Mi última semana en Nueva York disfruté de una cena y concierto en Silvana’s Café, en la calle 116 en Harlem, gracias a mi amiga Loli Barbazán que ahora vive allí. Un local con menos historia pero con un ambiente muy multicultural y acogedor, de público mayoritariamente joven, combina el café con las actividades culturales, la buena comida y la música. Me sorprendieron muy gratamente los diferentes grupos que tocaron desde el jazz al hip hop y sobre todo me enamoraron los bailarines de claqué que salieron a hacer jam con los músicos. Un lugar para repetir.

No podía irme sin visitar el Paris Blues, el conocido bar de Harlem que estaba a la vuelta de la esquina de mi casa y además venía recomendado por la escritora Elvira Lindo, conocedora de la ciudad. Quise agotar las últimas horas empapándome de toda la música y todo el encanto del barrio que pudiese. El local lo lleva Samuel Hargress, Jr. con mucho orgullo desde 1968 y se mantiene fiel a su espíritu: allí se puede encontrar jazz y blues en directo todas las noches hasta las tres de la mañana por el precio de una birra. La banda de la casa toca en una jam a la que se van sumando diferentes músicos veteranos y jóvenes (un padre con su hijo adolescente por ejemplo). Es un local pequeño que invita a la cercanía y la conversación. Quedan pocos sitios así y merece la pena disfrutarlos, aunque sea para tomar la penúltima.
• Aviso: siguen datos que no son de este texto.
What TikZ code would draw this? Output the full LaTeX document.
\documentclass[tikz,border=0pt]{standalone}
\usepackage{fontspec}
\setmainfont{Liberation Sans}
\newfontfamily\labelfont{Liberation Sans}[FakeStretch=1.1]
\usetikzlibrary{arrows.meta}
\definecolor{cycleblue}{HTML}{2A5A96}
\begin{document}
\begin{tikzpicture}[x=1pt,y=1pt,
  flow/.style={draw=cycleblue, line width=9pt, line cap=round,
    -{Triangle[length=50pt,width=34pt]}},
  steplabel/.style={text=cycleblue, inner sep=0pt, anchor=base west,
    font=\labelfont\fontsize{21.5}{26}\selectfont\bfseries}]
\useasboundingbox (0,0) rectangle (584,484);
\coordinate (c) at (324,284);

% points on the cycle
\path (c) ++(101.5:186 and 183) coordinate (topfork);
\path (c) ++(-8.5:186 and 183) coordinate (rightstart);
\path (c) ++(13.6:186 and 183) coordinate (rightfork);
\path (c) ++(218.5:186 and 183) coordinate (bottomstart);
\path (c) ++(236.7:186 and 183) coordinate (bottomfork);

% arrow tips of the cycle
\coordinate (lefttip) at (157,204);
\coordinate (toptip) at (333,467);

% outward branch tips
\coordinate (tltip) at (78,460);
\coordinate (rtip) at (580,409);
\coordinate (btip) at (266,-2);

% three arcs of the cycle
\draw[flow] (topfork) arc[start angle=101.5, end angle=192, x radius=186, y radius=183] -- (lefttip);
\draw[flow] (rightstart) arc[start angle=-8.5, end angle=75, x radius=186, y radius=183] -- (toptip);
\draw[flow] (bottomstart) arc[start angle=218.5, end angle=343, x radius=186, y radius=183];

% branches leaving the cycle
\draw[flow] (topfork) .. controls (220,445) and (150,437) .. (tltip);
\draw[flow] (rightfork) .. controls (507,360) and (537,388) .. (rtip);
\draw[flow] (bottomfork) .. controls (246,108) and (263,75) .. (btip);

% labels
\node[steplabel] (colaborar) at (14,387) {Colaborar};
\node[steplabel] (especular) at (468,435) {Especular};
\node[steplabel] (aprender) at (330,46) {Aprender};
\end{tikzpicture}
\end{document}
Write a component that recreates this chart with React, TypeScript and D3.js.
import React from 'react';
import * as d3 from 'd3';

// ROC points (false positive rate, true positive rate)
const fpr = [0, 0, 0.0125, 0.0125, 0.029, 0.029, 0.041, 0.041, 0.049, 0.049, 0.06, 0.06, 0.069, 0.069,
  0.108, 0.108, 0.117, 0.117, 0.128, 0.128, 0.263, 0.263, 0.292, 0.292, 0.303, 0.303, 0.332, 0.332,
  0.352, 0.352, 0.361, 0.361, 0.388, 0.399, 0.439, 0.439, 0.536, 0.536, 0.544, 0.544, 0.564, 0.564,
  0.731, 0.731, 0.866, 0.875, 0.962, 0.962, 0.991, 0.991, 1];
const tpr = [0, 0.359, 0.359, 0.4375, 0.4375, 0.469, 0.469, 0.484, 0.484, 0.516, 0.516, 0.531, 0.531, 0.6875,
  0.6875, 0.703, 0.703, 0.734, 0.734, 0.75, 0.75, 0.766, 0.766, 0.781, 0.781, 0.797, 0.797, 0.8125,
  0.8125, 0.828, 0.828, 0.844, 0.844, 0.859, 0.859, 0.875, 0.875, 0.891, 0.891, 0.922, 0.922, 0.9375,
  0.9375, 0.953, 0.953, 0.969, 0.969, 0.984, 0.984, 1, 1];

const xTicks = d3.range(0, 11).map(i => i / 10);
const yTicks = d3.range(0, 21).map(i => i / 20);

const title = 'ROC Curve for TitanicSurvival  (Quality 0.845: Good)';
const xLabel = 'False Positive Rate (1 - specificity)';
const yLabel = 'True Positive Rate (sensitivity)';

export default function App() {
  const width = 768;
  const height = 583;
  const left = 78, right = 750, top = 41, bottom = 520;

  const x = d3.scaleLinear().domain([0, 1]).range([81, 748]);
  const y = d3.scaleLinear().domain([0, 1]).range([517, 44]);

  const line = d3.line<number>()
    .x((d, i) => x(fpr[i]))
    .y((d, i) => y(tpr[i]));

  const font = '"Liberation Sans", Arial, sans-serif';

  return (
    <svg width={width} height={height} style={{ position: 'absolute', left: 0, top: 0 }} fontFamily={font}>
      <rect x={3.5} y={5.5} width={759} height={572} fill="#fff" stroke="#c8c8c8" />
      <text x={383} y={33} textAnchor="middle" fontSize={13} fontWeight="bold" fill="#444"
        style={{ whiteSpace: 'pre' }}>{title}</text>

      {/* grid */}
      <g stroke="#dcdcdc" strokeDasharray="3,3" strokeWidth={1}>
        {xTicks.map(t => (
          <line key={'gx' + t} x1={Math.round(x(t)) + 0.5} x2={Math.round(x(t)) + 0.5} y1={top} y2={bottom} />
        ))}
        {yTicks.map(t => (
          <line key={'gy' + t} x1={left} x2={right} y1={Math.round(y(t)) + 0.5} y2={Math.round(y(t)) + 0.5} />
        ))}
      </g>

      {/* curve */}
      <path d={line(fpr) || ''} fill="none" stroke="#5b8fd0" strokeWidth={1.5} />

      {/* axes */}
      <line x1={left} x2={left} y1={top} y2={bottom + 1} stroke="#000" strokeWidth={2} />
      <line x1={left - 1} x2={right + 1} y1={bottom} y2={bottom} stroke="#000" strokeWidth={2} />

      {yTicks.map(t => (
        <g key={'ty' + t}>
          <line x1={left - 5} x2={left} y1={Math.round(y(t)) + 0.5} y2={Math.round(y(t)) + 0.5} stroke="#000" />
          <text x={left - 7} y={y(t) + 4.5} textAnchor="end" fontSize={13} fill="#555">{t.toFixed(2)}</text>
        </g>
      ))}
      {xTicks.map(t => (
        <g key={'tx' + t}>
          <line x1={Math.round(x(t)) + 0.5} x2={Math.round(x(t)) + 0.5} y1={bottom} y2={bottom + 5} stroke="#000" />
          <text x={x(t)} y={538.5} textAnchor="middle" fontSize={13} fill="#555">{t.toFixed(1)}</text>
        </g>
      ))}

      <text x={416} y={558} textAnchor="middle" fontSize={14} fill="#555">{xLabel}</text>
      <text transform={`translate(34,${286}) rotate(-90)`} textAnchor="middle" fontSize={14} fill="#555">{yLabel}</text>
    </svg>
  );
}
He leído hoy que: “Después de todo Nueva York es una ficción, un género literario que se adapta a cualquier estado de ánimo del viajero” (Manuel Vicent, El País, 19-08-2018), aunque en este caso la he vivido como una canción o un álbum que me ha acompañado en todos mis recorridos (y en Nueva York se hace mucho recorrido, en metro, a pie…). No me he cansado de los temas en ningún momento y espero volver pronto, aunque sepa que una ciudad como ésta no puede repetirse, con su ritmo y su improvisación constante sonará siempre diferente.
Quiero agradecer a la Fundación Frankie Manning el haberme dado la oportunidad de la estancia en Nueva York para realizar mi trabajo de investigación sobre la historia del Lindy hop (de eso hablaré en otro post).